In the latest Developer Impact Series, Dave Neary of Ampere® Computing talks with Dr. R.J. Nowling from the Milwaukee School of Engineering to discuss how the school is bridging the gap between theoretical machine learning (ML) and real-world production systems and about how students learn to build "real" ML systems that work in everyday software—not just clever math models.
Dr. Nowling explains that lots of schools teach students how to design smart computer models. MSOE tries to go one step further. The key idea is: a model isn't helpful if it only works in a lab. In the real world, a working system also needs other parts—like getting fresh data, connecting to databases, turning raw information into the kind of numbers the model can use, and keeping track of whether the model is still doing well over time.
He compares it to his past industry work in online advertising. There, the model itself was only a small part of the whole process. The system had to constantly bring in new data, update information regularly, and check the "most recent" information because that's often the best for making quick decisions. Also, models can "drift" and become less accurate as the world changes, so the system must retrain and update the model periodically. That larger set of tasks is what makes machine learning production work difficult—and important.
In his course, students practice building the full system from beginning to end. They set up databases (like PostgreSQL), create data pipelines, train models offline, and then launch them as services so other software can use them. They also learn to monitor the model, notice when performance changes, and use automated tools so the model gets retrained and redeployed when needed. A big teaching goal is letting students see real operational problems, such as running out of disk space or having container problems, so they learn how to fix issues like engineers do in the real world.
The video also explains why Ampere computers are part of the training. Dr. Nowling says they run many student lab environments on a single Ampere server, using CPU power rather than relying on GPUs. Students typically share the machine through virtual computers, so they can each run their own setup—databases, pipelines, services, and automation jobs—at the same time.
This is important because many people assume "AI always needs a GPU." Dr. Nowling says that's not always true. For many practical tasks—like spotting fraud quickly or deciding whether to show an ad—speed matters and CPU-based approaches can work well. The school wants students to understand those real-life constraints, not just the most famous AI setups.
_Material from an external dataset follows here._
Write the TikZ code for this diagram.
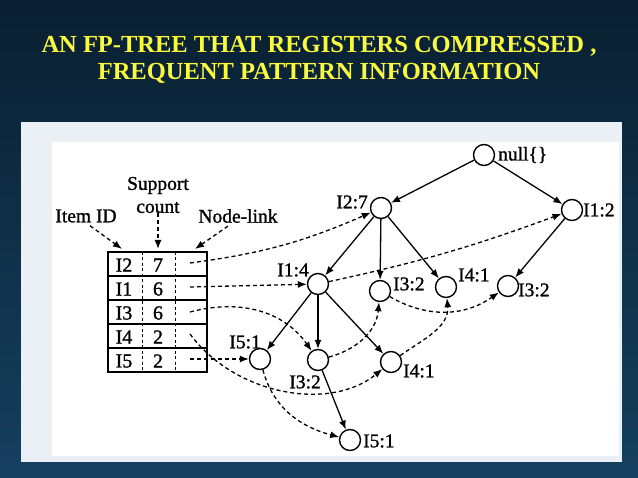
\documentclass[tikz,border=0pt]{standalone}
\usepackage{fontspec}
\setmainfont{Liberation Serif}
\newfontfamily\semib[FakeBold=1.2]{Liberation Serif}
\usetikzlibrary{arrows.meta}
\definecolor{bgtop}{HTML}{0A1F31}
\definecolor{bgbot}{HTML}{15405F}
\definecolor{paneout}{HTML}{EBF0F7}
\definecolor{titleyel}{HTML}{FAFA3C}
\tikzset{
  tnode/.style={circle,draw,line width=1.4pt,minimum size=21pt,inner sep=0pt},
  lbl/.style={inner sep=0pt,font=\semib\fontsize{19.5}{19.5}\selectfont},
  tedge/.style={line width=1.3pt,-{Latex[length=9pt,width=7pt]}},
  link/.style={line width=1.3pt,dash pattern=on 4pt off 3pt,-{Latex[length=9pt,width=7pt]}},
  cell/.style={inner sep=0pt,font=\semib\fontsize{20}{20}\selectfont}
}
\begin{document}
\begin{tikzpicture}[x=1pt,y=-1pt]
\useasboundingbox (0,0) rectangle (638,478);
\shade[top color=bgtop,bottom color=bgbot] (0,0) rectangle (638,478);
\fill[paneout] (21,122) rectangle (622,462);
\fill[white] (52,142) rectangle (619,456);
% title
\node[text=titleyel,font=\fontsize{24.5}{27}\selectfont\bfseries,align=center] (title) at (319,60)
  {AN FP-TREE THAT REGISTERS COMPRESSED ,\\FREQUENT PATTERN INFORMATION};
% header table
\draw[line width=1.6pt] (108,252) rectangle (207,372);
\foreach \yy in {276,300,324,348} \draw[line width=1.3pt] (108,\yy) -- (207,\yy);
\draw[line width=1pt,dash pattern=on 3pt off 2.5pt] (142,252) -- (142,372);
\draw[line width=1pt,dash pattern=on 3pt off 2.5pt] (175,252) -- (175,372);
\node[cell] (r1a) at (124,265) {I2}; \node[cell] (r1b) at (158,265) {7};
\node[cell] (r2a) at (124,289) {I1}; \node[cell] (r2b) at (158,289) {6};
\node[cell] (r3a) at (124,313) {I3}; \node[cell] (r3b) at (158,313) {6};
\node[cell] (r4a) at (124,337) {I4}; \node[cell] (r4b) at (158,337) {2};
\node[cell] (r5a) at (124,361) {I5}; \node[cell] (r5b) at (158,361) {2};
\coordinate (l1) at (190,263);
\coordinate (l2) at (190,287);
\coordinate (l3) at (190,312);
\coordinate (l4) at (190,334);
\coordinate (l5) at (190,359);
% header labels
\node[lbl] (itemid) at (86,216) {Item ID};
\node[lbl,align=center,font=\semib\fontsize{19.5}{23}\selectfont] (sup) at (158,195) {Support\\count};
\node[lbl] (nlink) at (238,216) {Node-link};
\coordinate (ta) at (122,249);
\coordinate (tb) at (158,249);
\coordinate (tc) at (195,249);
\path (itemid.south) ++(4,3) coordinate (s1);
\path (nlink.south) ++(-10,3) coordinate (s3);
\draw[link] (s1) -- (ta);
\draw[link] (sup.south) -- (tb);
\draw[link] (s3) -- (tc);
% tree nodes
\node[tnode] (n0) at (484,155) {};
\node[tnode] (a) at (381,208) {};
\node[tnode] (b) at (572,210) {};
\node[tnode] (c) at (318,284) {};
\node[tnode] (d) at (380,291) {};
\node[tnode] (e) at (446,287) {};
\node[tnode] (f) at (508,286) {};
\node[tnode] (g) at (260,359) {};
\node[tnode] (h) at (318,360) {};
\node[tnode] (i) at (391,362) {};
\node[tnode] (j) at (350,440) {};
% tree labels
\node[lbl,anchor=west] (ln0) at (498,155) {null\{\}};
\node[lbl,anchor=east] (la) at (368,202) {I2:7};
\node[lbl,anchor=west] (lb) at (583,210) {I1:2};
\node[lbl,anchor=east] (lc) at (309,270) {I1:4};
\node[lbl,anchor=west] (ld) at (393,284) {I3:2};
\node[lbl,anchor=west] (le) at (458,275) {I4:1};
\node[lbl,anchor=west] (lf) at (518,290) {I3:2};
\node[lbl,anchor=east] (lg) at (261,342) {I5:1};
\node[lbl,anchor=east] (lh) at (321,382) {I3:2};
\node[lbl,anchor=west] (li) at (403,371) {I4:1};
\node[lbl,anchor=west] (lj) at (363,441) {I5:1};
% tree edges
\draw[tedge] (n0) -- (a);
\draw[tedge] (n0) -- (b);
\draw[tedge] (a) -- (c);
\draw[tedge] (a) -- (d);
\draw[tedge] (a) -- (e);
\draw[tedge] (b) -- (f);
\draw[tedge] (c) -- (g);
\draw[tedge] (c) -- (h);
\draw[tedge] (c) -- (i);
\draw[tedge] (h) -- (j);
% node links
\draw[link] (l1) to[bend right=8] (a);
\draw[link] (l2) -- (c);
\draw[link] (c) to[bend right=4] (b);
\draw[link] (l3) to[out=15,in=125] (h);
\draw[link] (h) to[out=15,in=-95] (d);
\draw[link] (d) to[out=-30,in=-145] (f);
\draw[link] (l4) .. controls (235,395) and (330,412) .. (i);
\draw[link] (i) to[out=35,in=-85] (e);
\draw[link] (l5) -- (g);
\draw[link] (g) to[out=-75,in=165] (j);
\end{tikzpicture}
\end{document}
He also talks about how the software works smoothly on this system. They use a common Linux operating system (Debian) and tools to set everything up, so students don't get stuck fighting software issues.
Finally, the program is also expanding into generative AI (like tools that can produce text). Students learn that real-world AI systems often combine different "smarter but smaller" models instead of using one huge model for everything, which can reduce cost and improve reliability.